Effect of voxel size on 3D micro-CT analysis of cortical bone porosity

This study examines the impact of voxel size on 3D micro-CT analysis of human cortical bone porosity. The study is based on computed microtomography scans of 10 human anterior femoral midshaft specimens acquired at 5, 10, and 15 microm voxel sizes. Artificial voxel sizes (10, 20, and 40 microm) were generated from the smallest scan voxel size (5 microm) in order to compare actual scanning with artificial degradation, a method employed in other similar studies. Canal volume fraction (CaV/TV), canal surface to volume ratio (CaS/CaV), mean canal diameter (CaDm), mean canal separation (CaSp), canal number (CaN), degree of anisotropy (DA), and canal connectivity density (CaConnD) were calculated from matching volumes of interest for all datasets. Qualitatively, the clarity of the actual scan datasets deteriorated rapidly as voxel size increased. In contrast, within the artificially generated datasets, the clarity of cortical pores was better maintained until the largest voxel size (40 microm). Mean absolute percent error values, correlation coefficients, and paired t-tests revealed a pattern of increasing, and generally significant, differences between the smallest and progressively larger voxel sizes (both scanned and artificial). Relative to the actual scans, however, the artificial datasets were less sensitive to changing voxel size. These findings indicated that subtle changes in voxel size, within the range examined, have a considerable effect on human cortical porosity structural parameters. Additionally, the use of artificially increased voxel sizes should be viewed with caution as they may not reflect what can actually be obtained by scanning.

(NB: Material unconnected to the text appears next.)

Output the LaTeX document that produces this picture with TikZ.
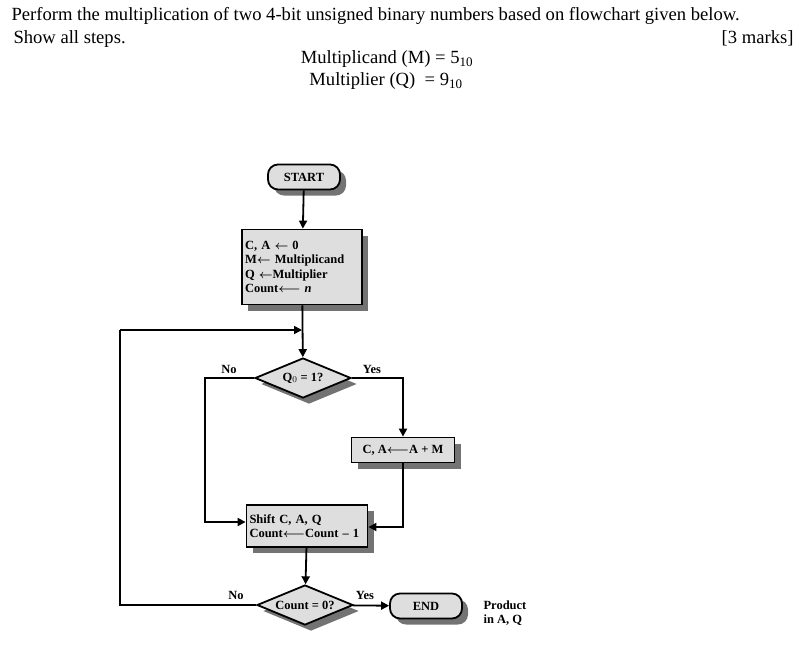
\documentclass[tikz,border=0pt]{standalone}
\usepackage{amsmath,amssymb}
\usepackage{fontspec}
\setmainfont{Liberation Serif}
\usetikzlibrary{shapes.geometric,arrows.meta,shadows}
\newcommand{\mylarr}{$\boldsymbol\leftarrow$}
\newcommand{\myLarr}{$\boldsymbol\longleftarrow$}
\begin{document}
\begin{tikzpicture}[x=1pt,y=-1pt,
  base/.style={draw=black,line width=1.8pt,fill=black!13,
     drop shadow={shadow xshift=6pt,shadow yshift=-6pt,fill=black!55,opacity=1},
     font=\fontsize{12.5}{14.5}\selectfont\bfseries,inner sep=2pt},
  term/.style={base,rounded corners=10pt,minimum height=25pt},
  box/.style={base,rectangle,align=left},
  dec/.style={base,diamond,aspect=2.4,inner sep=0pt},
  arr/.style={line width=1.8pt,-{Triangle[length=8pt,width=8pt]}},
  ln/.style={line width=1.8pt},
  lab/.style={font=\fontsize{12.5}{14.5}\selectfont\bfseries}]
\useasboundingbox (0,0) rectangle (802,648);
\node[anchor=base west,font=\fontsize{18.6}{21}\selectfont] (t1) at (8,20) {Perform the multiplication of two 4-bit unsigned binary numbers based on flowchart given below.};
\node[anchor=base west,font=\fontsize{18.6}{21}\selectfont] (t2) at (10,43) {Show all steps.};
\node[anchor=base east,font=\fontsize{18.6}{21}\selectfont] (t3) at (797,43) {[3 marks]};
\node[font=\fontsize{18.6}{21}\selectfont] (t4) at (387,59) {Multiplicand (M) = 5\textsubscript{10}};
\node[font=\fontsize{18.6}{21}\selectfont] (t5) at (386,81) {Multiplier (Q) \ = 9\textsubscript{10}};

\node[term,minimum width=72pt] (start) at (304,177) {START};
\node[box,minimum width=120pt,minimum height=75pt,text width=114pt] (init) at (302,267)
  {C, A \mylarr\ 0\\M\mylarr\ Multiplicand\\Q \mylarr Multiplier\\Count\myLarr\ \textit{n}};
\node[dec,minimum width=96pt,minimum height=40pt] (q0) at (303,378) {Q$_0$ = 1?};
\node[box,minimum width=103pt,minimum height=25pt] (add) at (403,450) {C, A\myLarr A + M};
\node[box,minimum width=121pt,minimum height=42pt,text width=115pt] (shift) at (307,526) {Shift C, A, Q\\Count\myLarr Count -- 1};
\node[dec,minimum width=96pt,minimum height=40pt] (cnt) at (305,605) {Count = 0?};
\node[term,minimum width=72pt] (end) at (426,606) {END};
\node[lab,align=left,anchor=west] (prod) at (480,613) {Product\\in A, Q};
\coordinate (j) at (302,330);
\coordinate (lt) at (120,330);
\coordinate (lb) at (120,605);

\draw[arr] (start) -- (init);
\draw[arr] (init) -- (q0);
\draw[arr] (q0.west) -| (205,522) -- (shift.west |- 0,522);
\draw[arr] (q0.east) -| (add.north);
\draw[arr] (add.south) |- (shift.east |- 0,527);
\draw[arr] (shift) -- (cnt);
\draw[arr] (cnt) -- (end);
\draw[ln] (cnt.west) -- (lb) -- (lt);
\draw[arr] (lt) -- (j);
\node[lab] (n1) at (229,369) {No};
\node[lab] (y1) at (372,369) {Yes};
\node[lab] (n2) at (236,595) {No};
\node[lab] (y2) at (365,595) {Yes};
\end{tikzpicture}
\end{document}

Three-dimensional microcomputed tomography imaging of basic multicellular unit-related resorption spaces in human cortical bone

This study employed microcomputed tomography (micro-CT) as a novel means for visualizing the morphology and quantifying the range (length) of basic multicellular unit (BMU)-related resorption spaces in human cortical bone. We tested the hypotheses that the density and range of spaces vary with age and sex. The sample included 82 human (18-92 years) anterior femoral midshaft samples. The morphology of the spaces (n = 99) was varied, including unidirectional, bidirectional, branched, and even highly clustered forms. The density of resorption spaces was negatively correlated with age for the combined sexes and females, with Spearman's rho values of -0.355 (P < 0.001) and -0.522 (P = 0.002), respectively. The density of spaces did not differ significantly between the sexes (P = 0.735). Mean range +/- SD for the combined sexes, females, and males was 2,706 +/- 1,177, 2,681 +/- 1,247, and 2,718 +/- 1,150 microm, respectively. Numerical simulation of the effect of the 7,000 microm scan field of view suggested that the actual mean range of the spaces for the pooled sample was actually on the order of 3,770 microm. Range did not correlate significantly with age for the combined sexes (P = 0.587) or females (P = 0.345) and males (P = 0.896) considered separately and was not significantly different (P = 0.883) between the sexes. These results suggest that the range of BMUs is not affected by age. The age-dependent decrease in resorption space density for the females and pooled sexes was most likely a consequence of cortical rarefaction, leading to difficulty detecting resorption spaces with micro-CT, rather than a decrease in overall remodeling activity.